Hey Chuck! You just got a reprieve!
Chas - The one, the only.
THANK GOD!!!
Sorry, but all of the Church Fathers, not only in Rome but also everywhere else in the Christian world of the time, believed that the Eucharist was the Body and Blood, Soul and Divinity of Jesus Christ the Son of God, not a mere metaphor. This is obvious from the fact that the Eastern Orthodox Church (which was one whole half of Christendom at the time of the split) maintains the same doctrine as the Roman Catholic Church, and so it is not a Roman innovation.

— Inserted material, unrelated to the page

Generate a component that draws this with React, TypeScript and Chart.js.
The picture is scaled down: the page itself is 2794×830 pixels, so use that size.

What is an innovation is the Protestant notion that it's just a symbol, because this has no grounds in the writings of the Fathers.

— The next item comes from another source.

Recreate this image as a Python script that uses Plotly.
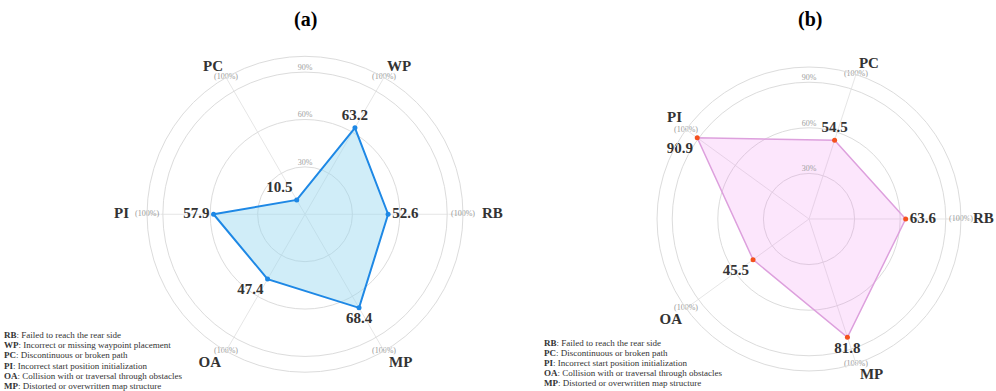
import plotly.graph_objects as go

# (a)
cats_a = ['RB', 'WP', 'PC', 'PI', 'OA', 'MP']
vals_a = [52.6, 63.2, 10.5, 57.9, 47.4, 68.4]
desc_a = ['Failed to reach the rear side',
          'Incorrect or missing waypoint placement',
          'Discontinuous or broken path',
          'Incorrect start position initialization',
          'Collision with or traversal through obstacles',
          'Distorted or overwritten map structure']

# (b)
cats_b = ['RB', 'PC', 'PI', 'OA', 'MP']
vals_b = [63.6, 54.5, 90.9, 45.5, 81.8]
desc_b = ['Failed to reach the rear side',
          'Discontinuous or broken path',
          'Incorrect start position initialization',
          'Collision with or traversal through obstacles',
          'Distorted or overwritten map structure']

ring_vals = [30, 60, 90]
ring_text = ['30%', '60%', '90%']

FONT = 'Liberation Serif'
GRID = '#dcdcdc'

fig = go.Figure()


def add_radar(polar, cats, vals, line_col, fill_col, mark_col, lw, textpos, name_pos, name_gap):
    n = len(cats)
    theta = [i * 360 / n for i in range(n)]
    fig.add_trace(go.Scatterpolar(
        r=vals + vals[:1], theta=theta + theta[:1], mode='lines',
        fill='toself', fillcolor=fill_col,
        line=dict(color=line_col, width=lw),
        subplot=polar, hoverinfo='skip', showlegend=False))
    fig.add_trace(go.Scatterpolar(
        r=vals, theta=theta, mode='markers+text',
        marker=dict(color=mark_col, size=5),
        text=[f'<b>{v:.1f}</b>' for v in vals], textposition=textpos,
        textfont=dict(family=FONT, size=15, color='#333333'),
        subplot=polar, showlegend=False, cliponaxis=False))
    # ring labels
    fig.add_trace(go.Scatterpolar(
        r=ring_vals, theta=[90] * len(ring_vals), mode='text',
        text=ring_text, textposition='top center',
        textfont=dict(family=FONT, size=8, color='#a0a0a0'),
        subplot=polar, showlegend=False, hoverinfo='skip', cliponaxis=False))
    # (100%) at the axis ends
    fig.add_trace(go.Scatterpolar(
        r=[100] * n, theta=theta, mode='text',
        text=['(100%)'] * n, textposition='middle center',
        textfont=dict(family=FONT, size=8, color='#999999'),
        subplot=polar, showlegend=False, hoverinfo='skip', cliponaxis=False))
    # axis names: invisible markers on the outer ring push the text out by name_gap px
    fig.add_trace(go.Scatterpolar(
        r=[100] * n, theta=theta, mode='markers+text',
        marker=dict(color='rgba(0,0,0,0)', size=[max(g - 1, 0) * 1.6 for g in name_gap]),
        text=[f'<b>{c}</b>' for c in cats], textposition=name_pos,
        textfont=dict(family=FONT, size=15, color='#333333'),
        subplot=polar, showlegend=False, hoverinfo='skip', cliponaxis=False))
    return theta


th_a = add_radar('polar', cats_a, vals_a, '#1e88e5', 'rgba(150,215,240,0.45)', '#1e88e5', 2,
                 ['middle right', 'top center', 'top left', 'middle left', 'bottom left', 'bottom center'],
                 ['middle right', 'top right', 'top left', 'middle left', 'bottom left', 'bottom right'],
                 [19, 3, 3, 18, 5, 5])
th_b = add_radar('polar2', cats_b, vals_b, '#dda0dd', 'rgba(238,130,238,0.2)', '#f4511e', 1.5,
                 ['middle right', 'top center', 'bottom left', 'bottom left', 'bottom center'],
                 ['middle right', 'top right', 'top left', 'bottom left', 'bottom right'],
                 [12, 3, 4, 4, 4])


def polar_layout(dx, dy, theta):
    return dict(
        domain=dict(x=dx, y=dy),
        bgcolor='white',
        radialaxis=dict(range=[0, 100], tickvals=ring_vals, showticklabels=False,
                        ticks='', gridcolor=GRID, showline=False),
        angularaxis=dict(type='linear', rotation=0, direction='counterclockwise',
                         tickvals=theta, showticklabels=False, ticks='',
                         gridcolor='#e6e6e6', linecolor=GRID, showline=True),
    )


fig.update_layout(
    width=996, height=391,
    margin=dict(l=0, r=0, t=0, b=0),
    paper_bgcolor='white',
    font=dict(family=FONT, color='#333333'),
    polar=polar_layout([0.1476, 0.4649], [0.048, 0.856], th_a),
    polar2=polar_layout([0.6596, 0.9649], [0.0512, 0.8286], th_b),
)

# panel titles
for x, t in [(0.307, '(a)'), (0.813, '(b)')]:
    fig.add_annotation(x=x, y=1 - 20 / 391, xref='paper', yref='paper', text=f'<b>{t}</b>',
                       xanchor='center', yanchor='middle',
                       showarrow=False, font=dict(family=FONT, size=20, color='black'))

# abbreviation keys
for i, (c, d) in enumerate(zip(cats_a, desc_a)):
    fig.add_annotation(x=2 / 996, y=1 - (335 + 10.2 * i) / 391, xref='paper', yref='paper',
                       xanchor='left', yanchor='middle', showarrow=False,
                       text=f'<b>{c}</b>: {d}', font=dict(family=FONT, size=9, color='#333333'))
for i, (c, d) in enumerate(zip(cats_b, desc_b)):
    fig.add_annotation(x=542 / 996, y=1 - (343 + 10 * i) / 391, xref='paper', yref='paper',
                       xanchor='left', yanchor='middle', showarrow=False,
                       text=f'<b>{c}</b>: {d}', font=dict(family=FONT, size=9, color='#333333'))

fig.write_html('out.html', config={'displayModeBar': False},
               post_script="document.body.style.margin='0';")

Oh I knew :) I'm one of those white people living in a civilized western country who's actually _read_ the Quran to better understand the conflicts people sometimes attribute to Islam (which is largely false).
However, claiming (as you do) that there are people (and I hope you mean reputable sources) who do not believe Jahwe, God and Allah to be the same religious entity brings a burden of proof upon you.
The current fascist war regime in the US becomes so much more fun when you know that Bush is saying "Allah bless America" every now and then.
it's in my head
The Coptic Church has the same doctrine on the Eucharist as the Eastern Orthodox Church. Anabaptists didn't come about until the 16th century in Germany. The Amish and the Mennonites are their biggest descendents. There were no "pre-400 AD Protestants". There were some heretical groups, such as the Gnostics and the Montanists, but they can't be called "Protestants" because that word refers to those who followed Luther's break with the Roman Catholic Church. Do you have any training in the history of religion, or are you just trying to get attention by injecting mentions of the Copts in places where they aren't especially pertinent?
The Assumption of the Most Holy Theotokos is not in the Bible. Roman Catholics and Eastern Orthodox (there's no such thing as "Eastern Catholics" in English terminology) believe that it happened because there are no physical relics of the Theotokos. We only have her Veil, while for other saints we have various corporeal relics, such as the head of John the Baptist and the skull of St Anna. However, while the Roman Catholic Church has dogmatized this by a statement ex cathedra (making it a serious dogma), the Eastern Orthodox Church has not dogmatized it, although its members overwhelmingly believe in it.
But, to an ID thinker, and I am sure you would agree to this, they are trying to explain the gaps. Evolutionists are more than happy to ignore the gaps. The ID thinker is trying to fill them in. Quantum Mechanics raised more questions than it answered. So did Quantum Field Theory and General Relativity. However, that did not mean it is not correct.
The radical sect of Islam would either see you dead or "reverted" to Islam.